Meet the Author and Translator
Find out what inspired the poem "Women's Fantasies," and how Suzanne Dracius defines "féminitude" in a far-ranging conversation with translator Nancy Naomi Carlson and MFA student Soni Brown.
"Women's Fantasies" includes references ranging from ancient Greece to contemporary Martinique; get a sense of the meanings with the definitions below.
|Name or expression||Definition|
|Andromache||An Amazonian queen in Greek mythology. The names means something like "fighter of men."|
|Dahomey||A formerly prosperous West African kingdom located within the borders of present-day Benin.|
|Penthesilea||Another Amazonian queen in Greek mythology.|
|Saint-Pierre||The former capital of Martinique, completely destroyed by the eruption of Mount Peleé in 1902.|
|Mount Pelée||An active volcano in the northern part of Martinique.|
|Yé mistikri!||Créole expression of enthusiasm, used for audience response.|
Teaching "Women's Fantasies"The poem is probably best suited to students in eighth grade and above, as it includes some sexually suggestive, though veiled, language. The first four stanzas are in the form of an apostrophe, a poem addressed to a person, object, or idea, but the final stanza changes into a narrative lyric.
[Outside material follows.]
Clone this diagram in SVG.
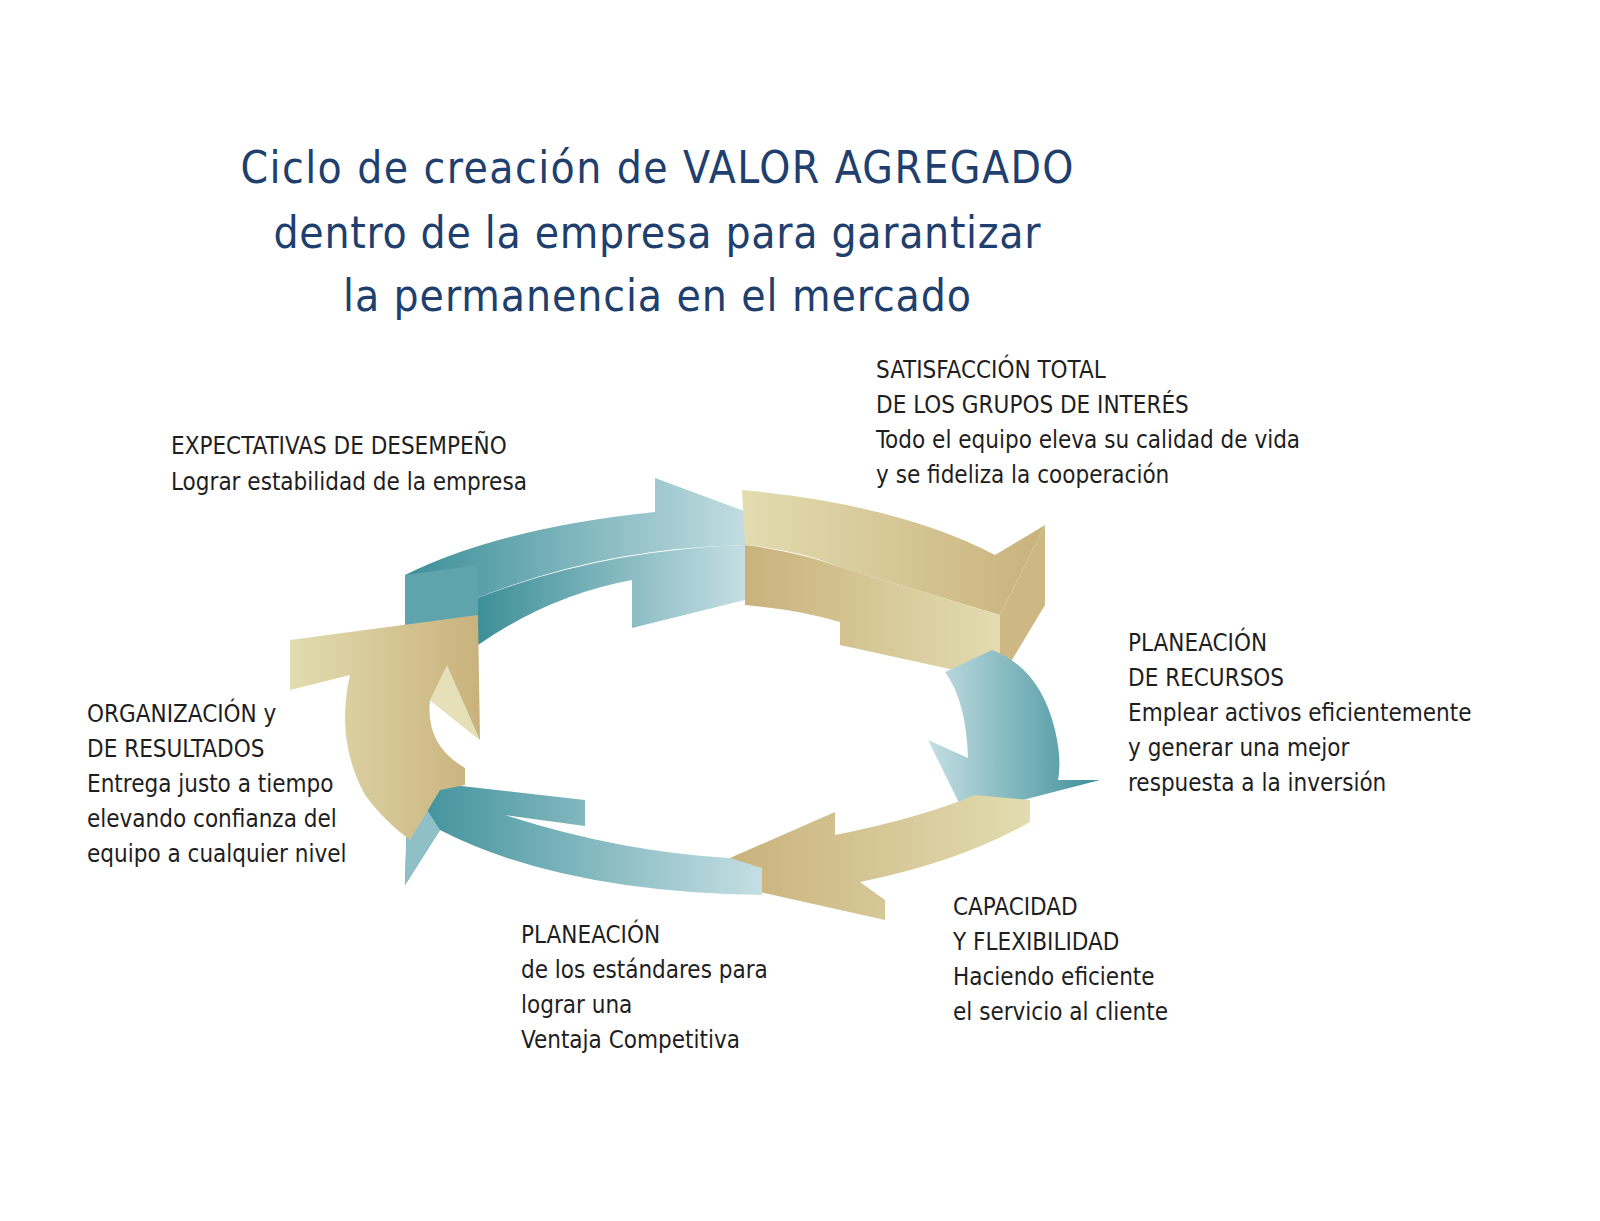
<svg xmlns="http://www.w3.org/2000/svg" width="1600" height="1221" viewBox="0 0 1600 1221">
<defs>
<style>
.t{font-family:"DejaVu Sans Condensed","Liberation Sans",sans-serif;font-size:44px;fill:#1f3f6e}
.l{font-family:"DejaVu Sans Condensed","Liberation Sans",sans-serif;font-size:24px;fill:#1e1e1e}
</style>
<linearGradient id="teal" x1="0" y1="0" x2="1" y2="0"><stop offset="0" stop-color="#3d8f99"/><stop offset="1" stop-color="#c5dfe3"/></linearGradient>
<linearGradient id="tealR" x1="1" y1="0" x2="0" y2="0"><stop offset="0" stop-color="#3d8f99"/><stop offset="1" stop-color="#c5dfe3"/></linearGradient>
<linearGradient id="tealV" x1="0" y1="1" x2="0" y2="0"><stop offset="0" stop-color="#3d8f99"/><stop offset="1" stop-color="#b5d5da"/></linearGradient>
<linearGradient id="tan" x1="0" y1="0" x2="1" y2="0"><stop offset="0" stop-color="#e2dcb0"/><stop offset="1" stop-color="#c9b27c"/></linearGradient>
<linearGradient id="tanR" x1="1" y1="0" x2="0" y2="0"><stop offset="0" stop-color="#e2dcb0"/><stop offset="1" stop-color="#c9b27c"/></linearGradient>
</defs>
<rect width="1600" height="1221" fill="#fff"/>
<g id="title">
<text class="t" x="657" y="183" text-anchor="middle" textLength="833">Ciclo de creación de VALOR AGREGADO</text>
<text class="t" x="657" y="248" text-anchor="middle" textLength="767">dentro de la empresa para garantizar</text>
<text class="t" x="657" y="311" text-anchor="middle" textLength="628">la permanencia en el mercado</text>
</g>
<g id="arrows">
<!-- top teal -->
<path d="M405,575 Q500,528 655,512 L655,478 L755,515 L745,545 Q600,548 478,598 Z" fill="url(#teal)"/>
<path d="M478,598 Q600,550 745,545 L745,600 L632,628 L632,580 Q550,595 478,645 Z" fill="url(#teal)"/>
<path d="M405,575 L478,565 L478,645 L405,625 Z" fill="#5fa4ad"/>
<!-- top right tan -->
<path d="M742,490 Q900,505 995,555 L1045,525 L1000,615 L840,567 Q800,550 745,545 Z" fill="url(#tan)"/>
<path d="M745,545 Q800,552 840,567 L1000,615 L1000,680 L840,645 L840,622 Q800,610 745,605 Z" fill="url(#tanR)"/>
<path d="M1000,615 L1045,525 L1045,605 L1000,680 Z" fill="#cdb883"/>
<!-- right teal -->
<path d="M992,650 Q1040,668 1055,730 Q1062,760 1058,780 L1100,780 L965,815 L928,740 L968,758 Q966,700 945,672 Z" fill="url(#tealR)"/>
<!-- bottom tan -->
<path d="M1030,800 L1030,822 Q960,862 860,882 L885,900 L885,920 L760,892 L730,858 L835,812 L835,835 Q920,818 975,795 Z" fill="url(#tanR)"/>
<!-- bottom teal -->
<path d="M762,868 L762,895 Q560,892 440,830 L405,885 L408,780 L585,800 L585,826 L505,815 Q620,852 730,858 Z" fill="url(#teal)"/>
<path d="M408,780 L440,830 L405,885 Z" fill="#8fc0c7"/>
<!-- left tan -->
<path d="M465,785 L465,768 Q425,745 430,700 L480,740 L478,615 L290,640 L290,690 L350,675 Q335,740 365,795 Q385,822 410,840 L440,790 Z" fill="url(#tan)"/>
<path d="M430,700 L447,665 L480,740 Z" fill="#e6e0b8"/>
</g>
<g id="labels">
<text class="l"><tspan x="876" y="378">SATISFACCIÓN TOTAL</tspan><tspan x="876" y="413">DE LOS GRUPOS DE INTERÉS</tspan><tspan x="876" y="448">Todo el equipo eleva su calidad de vida</tspan><tspan x="876" y="483">y se fideliza la cooperación</tspan></text>
<text class="l"><tspan x="171" y="454">EXPECTATIVAS DE DESEMPEÑO</tspan><tspan x="171" y="490">Lograr estabilidad de la empresa</tspan></text>
<text class="l"><tspan x="1128" y="651">PLANEACIÓN</tspan><tspan x="1128" y="686">DE RECURSOS</tspan><tspan x="1128" y="721">Emplear activos eficientemente</tspan><tspan x="1128" y="756">y generar una mejor</tspan><tspan x="1128" y="791">respuesta a la inversión</tspan></text>
<text class="l"><tspan x="87" y="722">ORGANIZACIÓN y</tspan><tspan x="87" y="757">DE RESULTADOS</tspan><tspan x="87" y="792">Entrega  justo a tiempo</tspan><tspan x="87" y="827">elevando confianza del</tspan><tspan x="87" y="862">equipo a cualquier nivel</tspan></text>
<text class="l"><tspan x="953" y="915">CAPACIDAD</tspan><tspan x="953" y="950">Y FLEXIBILIDAD</tspan><tspan x="953" y="985">Haciendo eficiente</tspan><tspan x="953" y="1020">el  servicio al cliente</tspan></text>
<text class="l"><tspan x="521" y="943">PLANEACIÓN</tspan><tspan x="521" y="978">de los estándares para</tspan><tspan x="521" y="1013">lograr una</tspan><tspan x="521" y="1048">Ventaja Competitiva</tspan></text>
</g>
</svg>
After an initial group reading, you might assign each of the poem's five stanzas to a different small group to closely read and present, perhaps using the "jigsaw" model. During this time, have students record any questions about the meanings of lines on a shared document, poster paper, or board.
Then, have students discuss the questions they generated, along with a few others below, in the context of making inferences from texts.
To whom is the poet speaking? How can you tell? Use phrases from within the poem, such as "all these things you say," to draw inferences.
What are the possible meanings of the line about, "lovely servitude, now banned" / d’exquise servitude abolie. What emotional responses does this line provoke in readers?
Finally, if your class includes French speakers or learners, you might have them compare the translation to the original text using this linked sheet. Make sure that students analyze the words in the context of the relevant stanzas rather than in isolation.
Persuasive Essay/ Poem: What is a rule, role, or expectation that irritates you? Write about it in an essay or a poem, using "Women's Fantasies" as an inspiration.
Journal entry/ Reading response/ Persuasive Essay: The stanza of "Women's Fantasies" mentions both "hedonistic poetry" and "sweet Philosophy!" In your opinion, which of these phrases is the best description of this poem: a. "hedonistic poetry" b. "sweet Philosophy!" c. neither d. both?
Poem: Write your own persuasive "apostrophe" poem. Your poem should be addressed to a particular person, thing, or idea AND your poem should represent an attempt to persuade the person, thing, or idea to do something. For examples, look at the apostrophe poems in "Pairs Well with . . . "
Literary Essay (Advanced): The last lines of the poems make a contrast with the previous parts; why do you think the poet chose to end the poem in this way?
I took off
and worse, untamed
and running, I escaped
as a chestnut brown
Pairs well with . . .
"Women's Fantasies" is in the form of an apostrophe: a poem addressed to a person, thing, or idea. Other poems that use this form include:
- British poet Andrew Marvell's "To His Coy Mistress," from the 16th century
- African American poet Nikki Giovanni's "Seduction," with a fantastic reading set to music on YouTube
- Egyptian poet Iman Mersal's "Amina," addressed to a "perfect friend"
- Japanese poet Hirata Toshiko's "Do Not Tremble," addressed to the Earth.
Note to educators: To prepare students for Potential Assignment #3 above, you might have them read these particular poems and discuss their persuasive intentions: each of the poems above is asking the person or thing addressed to do (or stop doing) something. Students can work in small groups to identify exactly what that "something" is in each poem.
A Woman's Place
Other writing that defies traditional ideas of women's roles:
- Maya Angelou's poem "Phenomenal Woman"
- Iranian journalist Habibe Jafarian's personal essay "How to Be a Woman in Tehran"
- Nao-Cola ("New Cola") Yamazaki's short story "Cavities and Kindness," a romance with a trans woman at its center.